The co remains saddled with debt, it is in a business that still has excess capacity, and it has reported a quarterly profit just once in its more than 20-year history. With the stock and bonds at lofty levels, it could be that any future possible good news already is priced in. Even bullish analysts acknowledge that to keep the stock climbing, demand for video and voice over the Internet will have to be strong enough to allow Level 3 to increase what it charges big telecommunications, cable and other businesses for access to its fiber network, one of the world's largest. Level 3 also will have to demonstrate that it can skillfully integrate a series of recent acquisitions. The co will also have to show that it is getting closer to pulling more cash out of its business than it is putting in. By one measure, Level 3 stock and bonds are a bit pricey. Its enterprise value is about 13 times the co's Ebitda for 2009. And prices for access to networks have fallen about 15% this year. While much slower than the 50% rate of 2004, that still is a troubling sign in a market where demand for network capacity has increased at a rate of about 60% a year in the past two years. The capacity glut is so huge that it could take years before it is filled up.Okay, so much for the bear's thesis. But we already know all this stuff. Sheesh. Instead of derogating a stock that likely builds a massive, long term bottom, look for the reasons why the market slowly but surely turns increasingly bullish. Reiterating yesterday's news will not help that effort.
But back to the stock and your trading thesis. I differ with you in strategy. I prefer -- nay, I insist -- that the stocks I purchase long must be market leaders. (A topic I have oft discussed here.) If I seek to short a stock, then I insist it be a weak stock in a weak group with terrible fundamentals. (Of course, it becomes a horse of a different color if we differ as to whether LVLT in fact builds a long term bottom.) Investing with such a strategy brings you around to have the wind at your back, not in your face.
Terry Griffin's comments offer fodder for thought...
I don't know why, maybe a psychological flaw, but my adrenaline always races when I see a post like this from you. Chaos begets opportunity?Yes, absolutely correct. Investing never has been nor will it ever be a one-way street. Risk is the yang to the yin of reward.
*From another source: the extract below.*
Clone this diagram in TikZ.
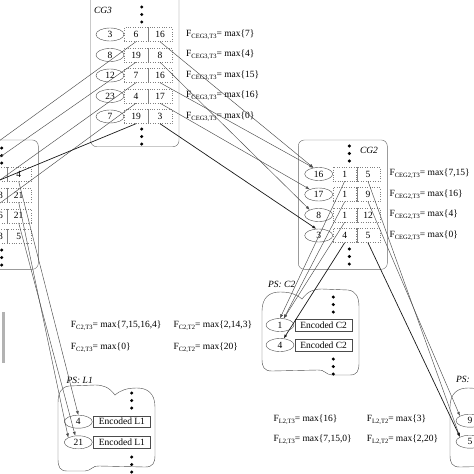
\documentclass[tikz,border=0pt]{standalone}
\usepackage{fontspec}
\setmainfont{Liberation Serif}
\usetikzlibrary{positioning, calc}
\usetikzlibrary{shapes,arrows.meta}
\tikzstyle{ent} = [ellipse, draw=black!70, minimum width=28pt, minimum height=13pt, inner sep=0pt]
\tikzstyle{cell} = [rectangle, draw=black!50, dotted, minimum width=24pt, minimum height=14pt, inner sep=0pt]
\tikzstyle{enc} = [rectangle, draw=black!70, minimum width=57pt, minimum height=11.5pt, inner sep=0pt]
\tikzstyle{fval} = [anchor=west, inner sep=0pt]
\tikzstyle{cgbox} = [draw=black!60, rounded corners=6pt]
\tikzstyle{divider} = [draw=black!50]
\tikzstyle{line} = [draw=black!70, line width=0.45pt, -{Latex[length=4pt,width=3pt]}]
\tikzstyle{strong} = [draw=black!90, line width=0.7pt]
\newcommand{\threedots}[2]{\foreach \k in {0,1,2} {\fill (#1,#2+7.5*\k) circle (1.7pt);}}
\newcommand{\fsub}[2]{F\raisebox{-0.5ex}{\fontsize{6.5}{7}\selectfont #1}= max\{#2\}}
\tikzset{psblob/.pic={
  \draw[black!70] (0,22) .. controls (0,8) and (8,3) .. (18,3) .. controls (28,3) and (34,5) .. (40,10)
    .. controls (46,2) and (52,0) .. (60,0) -- (86,1) .. controls (94,2) and (97,8) .. (97,18) -- (97,74)
    .. controls (97,82) and (95,86) .. (88,86) -- (70,86) .. controls (64,86) and (62,80) .. (56,81)
    -- (10,82) .. controls (2,82) and (0,78) .. (0,70) -- cycle;
}}

\begin{document}
\begin{tikzpicture}[x=1pt, y=-1pt, font=\fontsize{9.5}{11}\selectfont]
  \clip (0,0) rectangle (474,474);
  % Boxes
  \draw [cgbox] (90.7,-8) rectangle (179,146.7);
  \draw [cgbox] (-30,140) rectangle (38.3,269.3);
  \draw [cgbox] (298.3,140) rectangle (387.3,269.3);
  \fill [black!30] (1.5,312) rectangle (4.5,363);
  \pic at (262,289) {psblob};
  \pic [xscale=-1] at (155,385) {psblob};
  \pic at (450,385) {psblob};
  \threedots{141.7}{7}
  \threedots{141.7}{129}
  \threedots{1.7}{148}
  \threedots{1.7}{250}
  \threedots{349.3}{146}
  \threedots{349.3}{249}
  \threedots{333.3}{297}
  \threedots{333.3}{359}
  \threedots{131.7}{393}
  \threedots{131.7}{457}
  \node at (103,10) {\textit{CG3}};
  \node at (369,150.7) {\textit{CG2}};
  \node at (281.7,284) {\textit{PS: C2}};
  \node at (79.7,380) {\textit{PS: L1}};
  \node at (463,379) {\textit{PS:}};

  % Place nodes: CG3
  \node [ent] (g3e1) at (110,34.5) {3};
  \node [cell, right of=g3e1, node distance=26pt] (g3a1) {6};
  \node [cell, right of=g3a1, node distance=24pt] (g3b1) {16};
  \node [ent] (g3e2) at (110,55) {8};
  \node [cell, right of=g3e2, node distance=26pt] (g3a2) {19};
  \node [cell, right of=g3a2, node distance=24pt] (g3b2) {8};
  \node [ent] (g3e3) at (110,75.5) {12};
  \node [cell, right of=g3e3, node distance=26pt] (g3a3) {7};
  \node [cell, right of=g3a3, node distance=24pt] (g3b3) {16};
  \node [ent] (g3e4) at (110,96) {23};
  \node [cell, right of=g3e4, node distance=26pt] (g3a4) {4};
  \node [cell, right of=g3a4, node distance=24pt] (g3b4) {17};
  \node [ent] (g3e5) at (110,116.5) {7};
  \node [cell, right of=g3e5, node distance=26pt] (g3a5) {19};
  \node [cell, right of=g3a5, node distance=24pt] (g3b5) {3};
  \foreach \r in {1,...,5} \draw [divider] (g3a\r.north east) -- (g3a\r.south east);
  \node [fval] (g3f1) at (186,34.5) {\fsub{CEG3,T3}{7}};
  \node [fval] (g3f2) at (186,55) {\fsub{CEG3,T3}{4}};
  \node [fval] (g3f3) at (186,75.5) {\fsub{CEG3,T3}{15}};
  \node [fval] (g3f4) at (186,96) {\fsub{CEG3,T3}{16}};
  \node [fval] (g3f5) at (186,116.5) {\fsub{CEG3,T3}{0}};

  % Place nodes: left group
  \node [cell] (g1a1) at (-5.3,174.3) {};
  \node [cell, right of=g1a1, node distance=24pt] (g1b1) {4};
  \node [cell] (g1a2) at (-5.3,195) {};
  \node [cell, right of=g1a2, node distance=24pt] (g1b2) {21};
  \node [cell] (g1a3) at (-5.3,215.7) {};
  \node [cell, right of=g1a3, node distance=24pt] (g1b3) {21};
  \node [cell] (g1a4) at (-5.3,236) {};
  \node [cell, right of=g1a4, node distance=24pt] (g1b4) {5};
  \foreach \r in {1,...,4} \draw [divider] (g1a\r.north east) -- (g1a\r.south east);
  \node [anchor=east, inner sep=0pt] at (3,195) {8};
  \node [anchor=east, inner sep=0pt] at (3,215.7) {6};
  \node [anchor=east, inner sep=0pt] at (3,236) {8};
  \coordinate (w1) at (-25,158.4);
  \coordinate (w2) at (-25,174.5);
  \coordinate (w3) at (-25,197.8);
  \coordinate (w4) at (-25,221.4);
  \coordinate (w5) at (-25,190.3);

  % Place nodes: CG2
  \node [ent] (g2e1) at (318.7,174) {16};
  \node [cell, right of=g2e1, node distance=26pt] (g2a1) {1};
  \node [cell, right of=g2a1, node distance=23.3pt] (g2b1) {5};
  \node [ent] (g2e2) at (318.7,194.5) {17};
  \node [cell, right of=g2e2, node distance=26pt] (g2a2) {1};
  \node [cell, right of=g2a2, node distance=23.3pt] (g2b2) {9};
  \node [ent] (g2e3) at (318.7,215) {8};
  \node [cell, right of=g2e3, node distance=26pt] (g2a3) {1};
  \node [cell, right of=g2a3, node distance=23.3pt] (g2b3) {12};
  \node [ent] (g2e4) at (318.7,235.5) {3};
  \node [cell, right of=g2e4, node distance=26pt] (g2a4) {4};
  \node [cell, right of=g2a4, node distance=23.3pt] (g2b4) {5};
  \foreach \r in {1,...,4} \draw [divider] (g2a\r.north east) -- (g2a\r.south east);
  \node [fval] (g2f1) at (389.3,174) {\fsub{CEG2,T3}{7,15}};
  \node [fval] (g2f2) at (389.3,194.5) {\fsub{CEG2,T3}{16}};
  \node [fval] (g2f3) at (389.3,215) {\fsub{CEG2,T3}{4}};
  \node [fval] (g2f4) at (389.3,235.5) {\fsub{CEG2,T3}{0}};

  % Place nodes: publisher stores
  \node [ent] (c2e1) at (280,325) {1};
  \node [enc, right=0.7pt of c2e1] (c2r1) {Encoded C2};
  \node [ent] (c2e2) at (280,345) {4};
  \node [enc, right=0.7pt of c2e2] (c2r2) {Encoded C2};
  \node [ent] (l1e1) at (78.3,421.7) {4};
  \node [enc, right=0.7pt of l1e1] (l1r1) {Encoded L1};
  \node [ent] (l1e2) at (78.3,442.3) {21};
  \node [enc, right=0.7pt of l1e2] (l1r2) {Encoded L1};
  \node [ent] (l2e1) at (470,420.7) {9};
  \node [ent] (l2e2) at (470,441.7) {5};

  % Filter values
  \node [fval] at (70.7,326) {\fsub{C2,T3}{7,15,16,4}};
  \node [fval] at (173.3,326) {\fsub{C2,T2}{2,14,3}};
  \node [fval] at (70.7,347.3) {\fsub{C2,T3}{0}};
  \node [fval] at (173.3,347.3) {\fsub{C2,T2}{20}};
  \node [fval] at (273.3,419.3) {\fsub{L2,T3}{16}};
  \node [fval] at (366.7,419.3) {\fsub{L2,T2}{3}};
  \node [fval] at (273.3,440) {\fsub{L2,T3}{7,15,0}};
  \node [fval] at (366.7,440) {\fsub{L2,T2}{2,20}};

  % Draw edges
  \path [line] (g3a1.south) -- (w1);
  \path [line] (g3a2.south) -- (w2);
  \path [line] (g3a3.south) -- (w3);
  \path [line] (g3a4.south) -- (w4);
  \path [line, strong] (g3a5.south) -- (w5);
  \path [line] (g3b1.south) -- (g2e1.130);
  \path [line] (g3b2.south) -- (g2e3.150);
  \path [line] (g3b3.south) -- (g2e1.130);
  \path [line] (g3b4.south) -- (g2e2.150);
  \path [line, strong] (g3b5.south) -- (g2e4.110);
  \path [line] (g1b1.south) -- (l1e1.north);
  \path [line] (g1b2.south) -- (l1e2.north west);
  \path [line] (g1b3.south) -- (l1e2.115);
  \path [line] (g2a1.south) -- (c2e1.north);
  \path [line] (g2a2.south) -- (c2e1.60);
  \path [line] (g2a3.south) -- (c2e1.60);
  \path [line, strong] (g2a4.south) -- (c2e2.60);
  \path [line] (g2b1.south) -- (l2e2.north west);
  \path [line] (g2b2.south) -- (l2e1.north west);
  \path [line, strong] (g2b4.south) -- (l2e2.north west);
\end{tikzpicture}
\end{document}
Accept each, embrace each, and factor into your analyses the continuum and you will see... truth. (Whew, did I really write that?) No longer will you invest with your eye cast backwards to what the stock has done, but forward to what it has yet to do.
Consider Under Armour/UA. From a new all time high at $54, it reversed and traded down to $48.75 (very near the $48 support I limned in advance) before reversing up. Which all means the stock traces out something of an area pattern between $48 and $54. With that knowledge, an investor could (would, in my case) buy the declines to ~$48 and sell the rallies to $54. And then will come the moment of clarity; a moment not far away, if I am correct.
During any decline, watch price action, volume, and relative strength (as caculated by Daily Graphs) for emerging leaders. Use the Daily Graphs sector analysis to find groups and sectors on the move. This is one of the best tools out there, bar none.
Money in motion, and all within the continuum. Yeah, that's the ticket.